In this more challenging environment, there is another factor to keep in mind. People like me always talk about value and fair value as if it were some mathematically calculable number. It isn't. There is a price where things seem reasonable, and that sort of gets imputed to be "fair." I guess that quantitative types believe in some precise fair value that can be calculated out to three decimal points, but I don't. What tends to happen in markets is that companies seem to get very undervalued and very overvalued, but they spend very little time at whatever that fair value number happens to be. My point is that there is a lot of art/guesswork in this business.
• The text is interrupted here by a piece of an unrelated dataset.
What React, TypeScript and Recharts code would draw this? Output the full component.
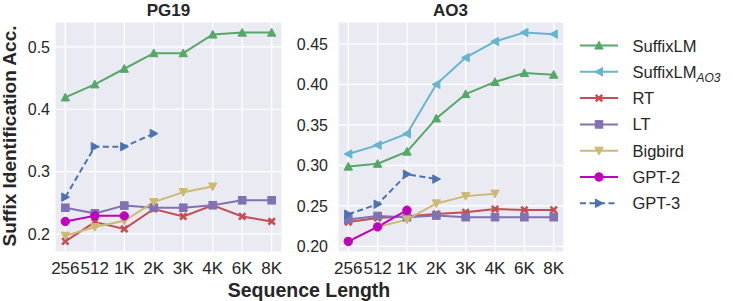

It is not a science.


Time Out for Analogy : Jim Grant took a stab at this in a recent article in Forbes . I thought his comments were quite good, so I wanted to share some of them here: "Imagine that the market, like a pendulum, swings between the extremes of investment sentiment. Call them three o'clock and nine o'clock. 'At three o'clock, fear takes over and it's full panic,' the investor Robert G. Kirby has written. 'At nine o'clock, greed takes over and it's full manic. At six o'clock, there's a point where logic and balance exist, and where valuations make a lot of sense to most rational people. Unfortunately, the pendulum doesn't spend much time at six o'clock.'

"In fact, Kirby rightly points out, 'The market is screwy most of the time.'" I think that is a pretty fair assessment, but with undervaluations and overvaluations existing side by side, people who know what they're doing can exploit these extremes to their advantage. So, though the "rules" have changed, this does not mean that people won't be able to make money. In fact, letting go of 'buy and hold forever' can free them to discover new tactics for a changed investment landscape. I myself am looking forward to the time when prices are reasonable enough that I will have many more ideas on the long side than I do on the short side.